= Given exercise =
Drop the pictures and give back word for word the lines from the line holding "What React, TypeScript" to the line holding "const Y_TICKS = [0.0, 0.2, 0.4, 0.6, 0.8, 1.0];", both included.

= Available records =
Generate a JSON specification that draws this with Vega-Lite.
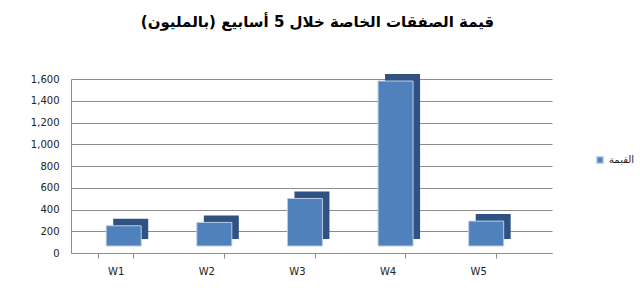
{
  "$schema": "https://vega.github.io/schema/vega-lite/v6.json",
  "autosize": {"type": "none"},
  "padding": {"left": 71, "top": 79, "right": 88, "bottom": 35},
  "width": 481,
  "height": 174,
  "background": "white",
  "title": {
    "text": "قيمة الصفقات الخاصة خلال 5 أسابيع (بالمليون)",
    "font": "DejaVu Sans",
    "fontSize": 15,
    "fontWeight": "bold",
    "color": "#000000",
    "anchor": "middle",
    "dx": 6,
    "offset": 44
  },
  "data": {
    "values": [
      {"week": "W1", "value": 186, "series": "القيمة"},
      {"week": "W2", "value": 217, "series": "القيمة"},
      {"week": "W3", "value": 437, "series": "القيمة"},
      {"week": "W4", "value": 1517, "series": "القيمة"},
      {"week": "W5", "value": 229, "series": "القيمة"}
    ]
  },
  "encoding": {
    "x": {
      "field": "week",
      "type": "nominal",
      "sort": null,
      "scale": {"paddingInner": 0.61, "paddingOuter": 0.459, "align": 0.325},
      "axis": {
        "title": null,
        "labelAngle": 0,
        "labelFont": "DejaVu Sans",
        "labelFontSize": 10,
        "labelColor": "#222222",
        "labelPadding": 8,
        "domainColor": "#8c8c8c",
        "tickColor": "#8c8c8c",
        "tickBand": "extent",
        "tickSize": 5
      }
    },
    "y": {
      "field": "value",
      "type": "quantitative",
      "scale": {"domain": [0, 1600]},
      "axis": {
        "title": null,
        "values": [0, 200, 400, 600, 800, 1000, 1200, 1400, 1600],
        "format": ",.0f",
        "labelFont": "DejaVu Sans",
        "labelFontSize": 10,
        "labelColor": "#222222",
        "labelPadding": 12,
        "domainColor": "#8c8c8c",
        "tickSize": 0,
        "gridColor": "#8c8c8c",
        "gridWidth": 1
      }
    }
  },
  "layer": [
    {
      "mark": {"type": "bar", "size": 35, "color": "#2f5282", "xOffset": 15, "yOffset": -14},
      "encoding": {}
    },
    {
      "mark": {"type": "bar", "size": 35, "stroke": "#b9cde5", "strokeWidth": 1, "xOffset": 8, "yOffset": -7},
      "encoding": {
        "color": {
          "field": "series",
          "type": "nominal",
          "scale": {"range": ["#4f81bd"]},
          "legend": {
            "title": null,
            "orient": "none",
            "legendX": 524,
            "legendY": 76,
            "symbolType": "square",
            "symbolSize": 40,
            "labelFont": "DejaVu Sans",
            "labelFontSize": 10,
            "labelColor": "#222222"
          }
        }
      }
    }
  ],
  "config": {"view": {"stroke": null}}
}
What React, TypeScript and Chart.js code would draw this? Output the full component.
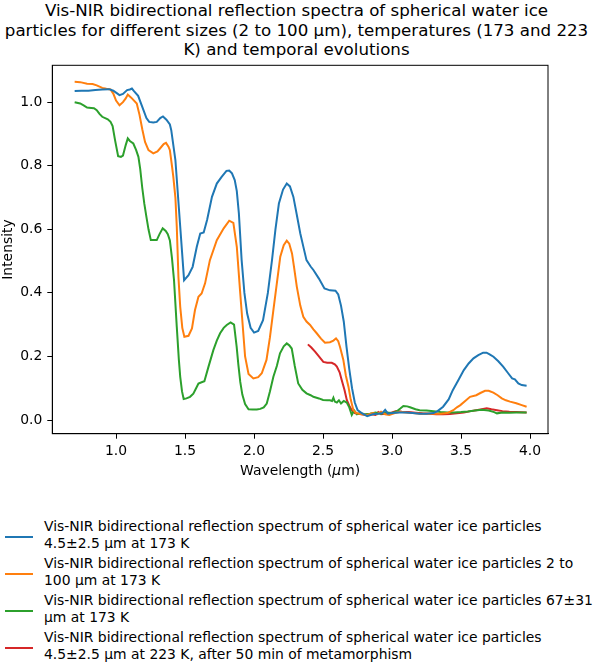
import React, { useEffect, useRef } from "react";
import { Chart, registerables } from "chart.js";
Chart.register(...registerables);

const FONT = "'DejaVu Sans', sans-serif";

const TITLE_LINES = [
  "Vis-NIR bidirectional reflection spectra of spherical water ice",
  "particles for different sizes (2 to 100 µm), temperatures (173 and 223",
  "K) and temporal evolutions",
];

const X_TICKS = [1.0, 1.5, 2.0, 2.5, 3.0, 3.5, 4.0];
const Y_TICKS = [0.0, 0.2, 0.4, 0.6, 0.8, 1.0];

const SERIES_LABELS = [
  "Vis-NIR bidirectional reflection spectrum of spherical water ice particles\n4.5±2.5 µm at 173 K",
  "Vis-NIR bidirectional reflection spectrum of spherical water ice particles 2 to\n100 µm at 173 K",
  "Vis-NIR bidirectional reflection spectrum of spherical water ice particles 67±31\nµm at 173 K",
  "Vis-NIR bidirectional reflection spectrum of spherical water ice particles\n4.5±2.5 µm at 223 K, after 50 min of metamorphism",
];
const SERIES_COLORS = ["#1f77b4", "#ff7f0e", "#2ca02c", "#d62728"];

const blueX = [0.70, 0.75, 0.80, 0.85, 0.90, 0.95, 0.98, 1.00, 1.025, 1.05, 1.08, 1.10, 1.115, 1.13, 1.16, 1.19, 1.22, 1.24, 1.27, 1.295, 1.32, 1.34, 1.365, 1.39, 1.40, 1.43, 1.465, 1.493, 1.525, 1.555, 1.585, 1.61, 1.635, 1.66, 1.695, 1.73, 1.765, 1.80, 1.82, 1.84, 1.86, 1.875, 1.89, 1.91, 1.93, 1.95, 1.975, 2.00, 2.03, 2.065, 2.10, 2.13, 2.155, 2.18, 2.21, 2.237, 2.26, 2.285, 2.31, 2.335, 2.36, 2.38, 2.41, 2.43, 2.47, 2.51, 2.55, 2.59, 2.61, 2.63, 2.65, 2.67, 2.69, 2.71, 2.73, 2.75, 2.78, 2.82, 2.86, 2.90, 2.93, 2.95, 2.97, 3.00, 3.05, 3.10, 3.15, 3.20, 3.25, 3.30, 3.33, 3.37, 3.41, 3.44, 3.48, 3.52, 3.555, 3.59, 3.625, 3.66, 3.685, 3.71, 3.735, 3.77, 3.805, 3.84, 3.87, 3.89, 3.915, 3.94, 3.975];
const blueY = [1.035, 1.036, 1.036, 1.038, 1.040, 1.041, 1.036, 1.030, 1.022, 1.026, 1.038, 1.040, 1.043, 1.035, 1.020, 0.985, 0.950, 0.938, 0.936, 0.938, 0.950, 0.955, 0.945, 0.930, 0.912, 0.818, 0.608, 0.440, 0.456, 0.482, 0.545, 0.587, 0.590, 0.630, 0.702, 0.744, 0.765, 0.784, 0.785, 0.776, 0.755, 0.720, 0.650, 0.503, 0.400, 0.335, 0.290, 0.275, 0.280, 0.314, 0.400, 0.503, 0.600, 0.681, 0.725, 0.744, 0.735, 0.702, 0.645, 0.587, 0.540, 0.503, 0.483, 0.472, 0.445, 0.414, 0.408, 0.407, 0.395, 0.360, 0.310, 0.230, 0.160, 0.100, 0.055, 0.031, 0.022, 0.012, 0.018, 0.020, 0.022, 0.032, 0.020, 0.022, 0.024, 0.024, 0.022, 0.020, 0.020, 0.022, 0.028, 0.042, 0.065, 0.094, 0.125, 0.157, 0.178, 0.194, 0.204, 0.212, 0.212, 0.206, 0.199, 0.185, 0.168, 0.148, 0.131, 0.128, 0.115, 0.110, 0.108];

const orangeX = [0.70, 0.74, 0.79, 0.83, 0.86, 0.90, 0.93, 0.96, 0.98, 1.00, 1.025, 1.05, 1.07, 1.085, 1.10, 1.115, 1.15, 1.17, 1.19, 1.21, 1.235, 1.27, 1.30, 1.32, 1.345, 1.362, 1.38, 1.39, 1.405, 1.415, 1.43, 1.44, 1.452, 1.465, 1.48, 1.495, 1.525, 1.55, 1.572, 1.597, 1.62, 1.645, 1.68, 1.73, 1.78, 1.82, 1.85, 1.875, 1.90, 1.935, 1.96, 1.995, 2.03, 2.056, 2.09, 2.115, 2.14, 2.165, 2.19, 2.215, 2.237, 2.255, 2.275, 2.29, 2.31, 2.335, 2.357, 2.38, 2.406, 2.43, 2.454, 2.485, 2.514, 2.55, 2.575, 2.594, 2.61, 2.623, 2.647, 2.665, 2.684, 2.70, 2.72, 2.74, 2.78, 2.82, 2.86, 2.89, 2.92, 2.95, 2.98, 3.02, 3.06, 3.10, 3.15, 3.20, 3.25, 3.30, 3.35, 3.40, 3.444, 3.47, 3.495, 3.53, 3.565, 3.61, 3.64, 3.674, 3.70, 3.734, 3.765, 3.795, 3.825, 3.855, 3.90, 3.94, 3.975];
const orangeY = [1.064, 1.063, 1.058, 1.057, 1.053, 1.045, 1.042, 1.040, 1.027, 1.005, 0.990, 1.000, 1.012, 1.024, 1.018, 1.012, 0.996, 0.960, 0.915, 0.875, 0.849, 0.839, 0.845, 0.855, 0.868, 0.872, 0.860, 0.849, 0.800, 0.765, 0.700, 0.608, 0.450, 0.356, 0.290, 0.262, 0.265, 0.288, 0.346, 0.388, 0.398, 0.430, 0.503, 0.566, 0.603, 0.627, 0.620, 0.545, 0.398, 0.200, 0.145, 0.131, 0.135, 0.147, 0.189, 0.260, 0.346, 0.430, 0.514, 0.550, 0.564, 0.555, 0.524, 0.480, 0.419, 0.360, 0.325, 0.310, 0.299, 0.285, 0.273, 0.256, 0.243, 0.245, 0.250, 0.257, 0.248, 0.230, 0.189, 0.140, 0.105, 0.065, 0.031, 0.022, 0.018, 0.016, 0.022, 0.018, 0.026, 0.018, 0.016, 0.022, 0.026, 0.024, 0.022, 0.020, 0.020, 0.020, 0.020, 0.022, 0.031, 0.040, 0.047, 0.060, 0.073, 0.078, 0.085, 0.092, 0.092, 0.086, 0.078, 0.068, 0.062, 0.058, 0.053, 0.047, 0.042];

const greenX = [0.70, 0.74, 0.765, 0.79, 0.82, 0.84, 0.86, 0.88, 0.90, 0.94, 0.96, 0.975, 0.993, 1.015, 1.035, 1.05, 1.07, 1.085, 1.10, 1.125, 1.145, 1.162, 1.175, 1.19, 1.205, 1.22, 1.235, 1.252, 1.275, 1.295, 1.315, 1.338, 1.36, 1.375, 1.39, 1.405, 1.42, 1.44, 1.455, 1.465, 1.478, 1.49, 1.51, 1.536, 1.56, 1.58, 1.597, 1.62, 1.64, 1.67, 1.705, 1.73, 1.754, 1.78, 1.802, 1.83, 1.855, 1.874, 1.886, 1.90, 1.915, 1.935, 1.96, 1.99, 2.02, 2.045, 2.07, 2.092, 2.115, 2.14, 2.165, 2.188, 2.215, 2.237, 2.255, 2.273, 2.295, 2.32, 2.35, 2.38, 2.41, 2.43, 2.47, 2.50, 2.53, 2.55, 2.565, 2.575, 2.585, 2.60, 2.615, 2.63, 2.65, 2.672, 2.69, 2.708, 2.725, 2.745, 2.77, 2.80, 2.84, 2.88, 2.92, 2.96, 3.00, 3.03, 3.06, 3.082, 3.11, 3.13, 3.17, 3.20, 3.25, 3.30, 3.35, 3.40, 3.45, 3.50, 3.55, 3.60, 3.65, 3.70, 3.74, 3.76, 3.80, 3.85, 3.90, 3.975];
const greenY = [1.000, 0.996, 0.990, 0.983, 0.982, 0.981, 0.975, 0.963, 0.954, 0.946, 0.938, 0.925, 0.880, 0.830, 0.828, 0.832, 0.865, 0.886, 0.878, 0.870, 0.850, 0.828, 0.790, 0.730, 0.680, 0.639, 0.600, 0.566, 0.566, 0.566, 0.585, 0.603, 0.595, 0.585, 0.565, 0.510, 0.440, 0.293, 0.190, 0.136, 0.090, 0.066, 0.068, 0.073, 0.083, 0.100, 0.115, 0.119, 0.122, 0.168, 0.220, 0.250, 0.273, 0.290, 0.299, 0.307, 0.300, 0.230, 0.175, 0.120, 0.080, 0.050, 0.034, 0.033, 0.033, 0.035, 0.040, 0.052, 0.090, 0.136, 0.170, 0.210, 0.232, 0.241, 0.235, 0.225, 0.170, 0.115, 0.095, 0.084, 0.078, 0.073, 0.068, 0.063, 0.062, 0.062, 0.060, 0.070, 0.058, 0.055, 0.062, 0.052, 0.060, 0.055, 0.040, 0.016, 0.030, 0.018, 0.022, 0.018, 0.020, 0.024, 0.020, 0.024, 0.022, 0.026, 0.036, 0.044, 0.043, 0.040, 0.034, 0.031, 0.030, 0.028, 0.025, 0.024, 0.024, 0.025, 0.027, 0.030, 0.032, 0.030, 0.025, 0.021, 0.024, 0.023, 0.024, 0.024];

const redX = [2.39, 2.415, 2.442, 2.47, 2.502, 2.53, 2.563, 2.585, 2.60, 2.62, 2.635, 2.655, 2.672, 2.69, 2.708, 2.73, 2.75, 2.78, 2.81, 2.85, 2.88, 2.90, 2.92, 2.95, 2.99, 3.03, 3.07, 3.12, 3.17, 3.22, 3.27, 3.32, 3.37, 3.42, 3.47, 3.52, 3.57, 3.61, 3.65, 3.686, 3.72, 3.76, 3.80, 3.85, 3.90, 3.975];
const redY = [0.238, 0.228, 0.215, 0.200, 0.183, 0.180, 0.180, 0.175, 0.168, 0.150, 0.126, 0.095, 0.063, 0.045, 0.031, 0.022, 0.020, 0.018, 0.016, 0.018, 0.016, 0.025, 0.018, 0.020, 0.022, 0.028, 0.026, 0.025, 0.023, 0.021, 0.020, 0.018, 0.018, 0.019, 0.021, 0.024, 0.028, 0.031, 0.034, 0.037, 0.034, 0.031, 0.028, 0.026, 0.025, 0.024];

const SERIES_X = [blueX, orangeX, greenX, redX];
const SERIES_Y = [blueY, orangeY, greenY, redY];

const X_MIN = 0.538;
const X_MAX = 4.13;
const Y_MIN = -0.043;
const Y_MAX = 1.116;

const W = 593;
const CANVAS_H = 470;
const PLOT_LEFT = 52.3;
const PLOT_RIGHT = 548;
const PLOT_TOP = 65.3;
const PLOT_BOTTOM = 433.7;

export default function App() {
  const ref = useRef<HTMLCanvasElement>(null);

  useEffect(() => {
    document.body.style.margin = "0";
    const canvas = ref.current;
    if (!canvas) return;
    const frame = {
      id: "frame",
      afterDraw(chart: any) {
        const { ctx, chartArea: a } = chart;
        ctx.save();
        ctx.strokeStyle = "#000";
        ctx.lineWidth = 1;
        ctx.strokeRect(a.left, a.top, a.right - a.left, a.bottom - a.top);
        ctx.restore();
      },
    };
    const tickFont = { family: FONT, size: 13.9 };
    const chart = new Chart(canvas, {
      type: "line",
      data: {
        datasets: SERIES_X.map((xs, i) => ({
          label: SERIES_LABELS[i],
          data: xs.map((x, j) => ({ x, y: SERIES_Y[i][j] })),
          borderColor: SERIES_COLORS[i],
          backgroundColor: SERIES_COLORS[i],
          borderWidth: 2,
          pointRadius: 0,
          tension: 0,
          fill: false,
        })),
      },
      options: {
        responsive: false,
        animation: false,
        layout: { padding: { left: 0, right: W - PLOT_RIGHT, top: PLOT_TOP, bottom: 0 } },
        plugins: {
          legend: { display: false },
          tooltip: { enabled: false },
          title: { display: false },
        },
        scales: {
          x: {
            type: "linear",
            min: X_MIN,
            max: X_MAX,
            afterBuildTicks: (scale: any) => {
              scale.ticks = X_TICKS.map((value) => ({ value }));
            },
            afterFit: (scale: any) => {
              scale.height = CANVAS_H - PLOT_BOTTOM;
            },
            grid: { drawOnChartArea: false, drawTicks: true, tickLength: 5, color: "#000" },
            border: { color: "#000", width: 1 },
            ticks: {
              color: "#000",
              font: tickFont,
              padding: 4,
              maxRotation: 0,
              autoSkip: false,
              callback: (v: any) => Number(v).toFixed(1),
            },
          },
          y: {
            type: "linear",
            min: Y_MIN,
            max: Y_MAX,
            afterBuildTicks: (scale: any) => {
              scale.ticks = Y_TICKS.map((value) => ({ value }));
            },
            afterFit: (scale: any) => {
              scale.width = PLOT_LEFT;
            },
            grid: { drawOnChartArea: false, drawTicks: true, tickLength: 5, color: "#000" },
            border: { color: "#000", width: 1 },
            title: {
              display: true,
              text: "Intensity",
              color: "#000",
              font: { family: FONT, size: 13.9 },
              padding: 0,
            },
            ticks: {
              color: "#000",
              font: tickFont,
              padding: 5,
              autoSkip: false,
              callback: (v: any) => Number(v).toFixed(1),
            },
          },
        },
      },
      plugins: [frame],
    } as any);
    return () => chart.destroy();
  }, []);

  return (
    <div style={{ position: "absolute", left: 0, top: 0, width: W, height: 663, background: "#fff", fontFamily: FONT, color: "#000" }}>
      <div style={{ position: "absolute", left: 0, top: 1, width: W, textAlign: "center", fontSize: 16.67, lineHeight: "19.5px", whiteSpace: "nowrap" }}>
        {TITLE_LINES.map((t, i) => (
          <div key={i}>{t}</div>
        ))}
      </div>
      <canvas ref={ref} width={W} height={CANVAS_H} style={{ position: "absolute", left: 0, top: 0, width: W, height: CANVAS_H }} />
      <div style={{ position: "absolute", left: PLOT_LEFT, width: PLOT_RIGHT - PLOT_LEFT, top: 462, textAlign: "center", fontSize: 13.9, lineHeight: "17px", whiteSpace: "nowrap" }}>
        Wavelength (<i>μ</i>m)
      </div>
      {SERIES_LABELS.map((lab, i) => (
        <div key={i}>
          <div style={{ position: "absolute", left: 5, width: 28, height: 2, top: 535.7 + i * 37, background: SERIES_COLORS[i] }} />
          <div style={{ position: "absolute", left: 44, top: 518.3 + i * 37, fontSize: 13.9, lineHeight: "16.7px", whiteSpace: "pre" }}>
            {lab}
          </div>
        </div>
      ))}
    </div>
  );
}
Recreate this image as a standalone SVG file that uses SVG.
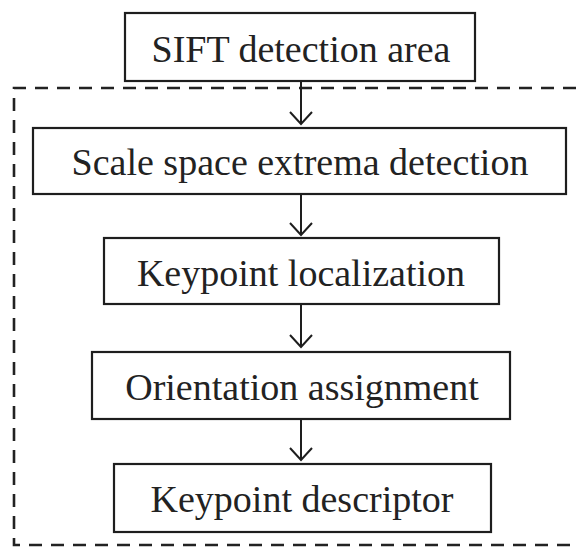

= Correct answer =
What React, TypeScript and Chart.js code would draw this? Output the full component.
import React, { useEffect, useRef } from "react";
import { Chart, registerables } from "chart.js";
Chart.register(...registerables);

const FONT = "'DejaVu Sans', sans-serif";

const TITLE_LINES = [
  "Vis-NIR bidirectional reflection spectra of spherical water ice",
  "particles for different sizes (2 to 100 µm), temperatures (173 and 223",
  "K) and temporal evolutions",
];

const X_TICKS = [1.0, 1.5, 2.0, 2.5, 3.0, 3.5, 4.0];
const Y_TICKS = [0.0, 0.2, 0.4, 0.6, 0.8, 1.0];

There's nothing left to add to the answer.